LE DOUX v. DETTMERING

Appellate Court of Illinois (1942)

Facts

Issue

Holding — Dove, J.

Rule

Reasoning

Deep Dive: How the Court Reached Its Decision

Court's Analysis of Insurable Interest

The court began its reasoning by establishing the nature of an insurance contract, which it characterized as one of indemnity. It underscored that any individual with an interest in property, including both mortgagors and mortgagees, could secure that interest through insurance against potential losses. The court noted that both parties had insurable interests in the mortgaged property and that the insurance contract was primarily aimed at protecting those interests. It further clarified that the mortgagee, Dettmering, had insured the property independently and at his own expense, thus acting solely for his benefit, particularly after the mortgagors had refused to procure insurance themselves. This refusal meant that the mortgagors could not later claim a stake in the insurance proceeds, as they had not fulfilled their contractual obligations under the trust deed.

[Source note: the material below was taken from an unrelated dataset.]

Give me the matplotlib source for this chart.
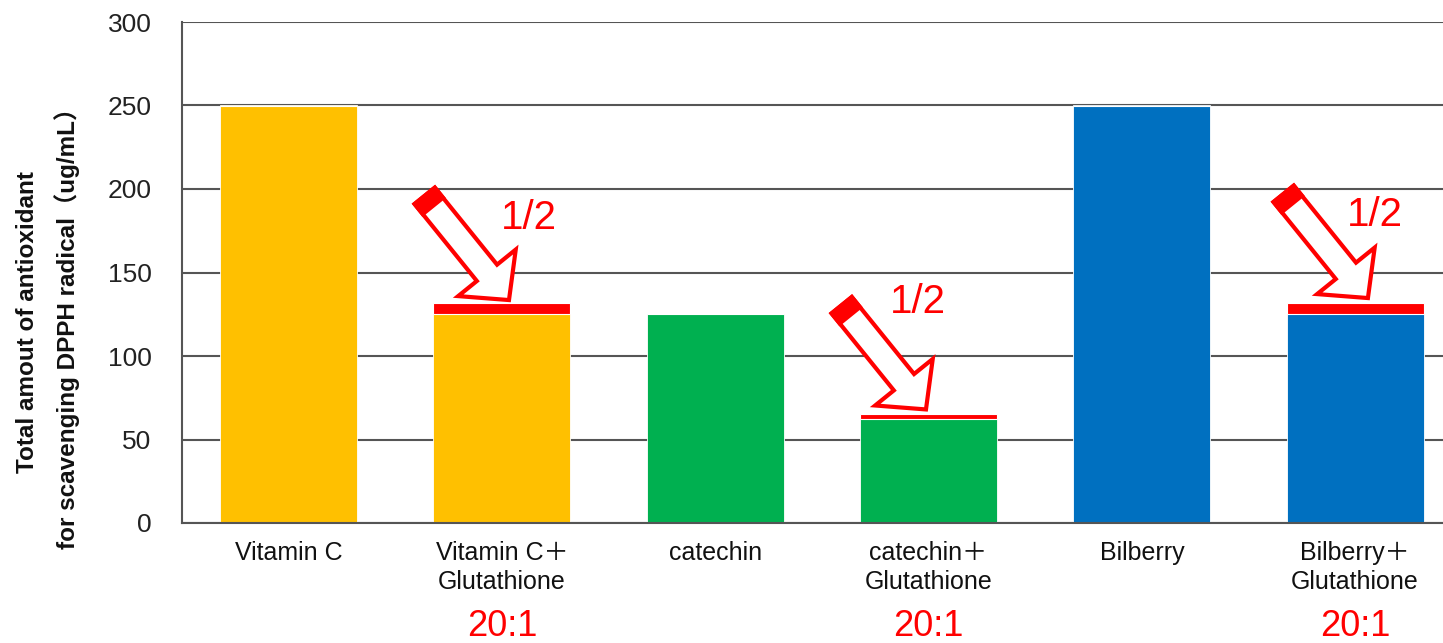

Subrogation Rights of the Insurer

The court detailed that the payment made by the insurance company to Dettmering following the fire loss entitled the insurer to subrogation, allowing it to step into the shoes of the mortgagee. The court emphasized that the absence of a subrogation clause in the insurance policy did not undermine the insurer's right to recover. It referenced established legal principles that affirmed a mortgagee's right to secure insurance for their own benefit and that of the mortgagor, provided the insurance was procured at the mortgagor's expense or under their authority. However, in this case, the insurer's payment to Dettmering did not discharge the mortgage debt; instead, it merely changed the identity of the creditor from Dettmering to the insurance company. Consequently, the court concluded that the mortgagors could not contest the insurer's subrogation rights or assert claims against the insurance proceeds.

Privity and Its Implications

The court further examined the concept of privity, asserting that there was no privity between the mortgagors and Dettmering regarding the insurance transaction. The refusal of the mortgagors to procure insurance rendered them strangers to the insurance policy, as if the trust deed had lacked any insurance provision altogether. The court concluded that their prior refusal to insure and subsequent denial of rights regarding the insurance proceeds indicated a repudiation of their obligations under the trust deed. By seeking a release of the trust deed without having paid any part of the insurance premium, the mortgagors failed to demonstrate any entitlement to the insurance benefits. Thus, the court found that the mortgagors were not in a position to claim relief or assert any rights against the insurer or Dettmering.

Comparison with Precedent Cases

In its analysis, the court distinguished this case from other precedents where the insurance was obtained at the mortgagor's expense or with their knowledge and consent. It cited relevant cases that highlighted circumstances under which a mortgagor might benefit from insurance procured by a mortgagee. However, the court asserted that in the current matter, the facts favored the insurance company more than in any cited precedents. It clarified that since Dettmering procured the insurance without privity or obligation to the mortgagors, the insurance could be regarded as solely for his benefit. The court also pointed out that Dettmering did not attempt to recover any part of the premium from the mortgagors, further solidifying the conclusion that the insurance was exclusively for his protection.

Conclusion and Final Judgment

Ultimately, the court reversed the lower court's ruling, which had favored the mortgagors, and directed that their complaint be dismissed for lack of equity. The court upheld the insurance company's right to subrogation, allowing it to recover the amount it paid to Dettmering upon the fire loss, which had not extinguished the underlying mortgage debt. The court's ruling clarified that the mortgagors' obligations remained intact despite the change in creditor due to the insurance payout. This decision reinforced the principle that a mortgagee, acting independently and for their own benefit, retains rights to recover under an insurance policy, regardless of the absence of a subrogation clause. The court concluded with a clear directive that the insurance company was entitled to pursue its counterclaim against the mortgagors for the amount paid under the insurance policy.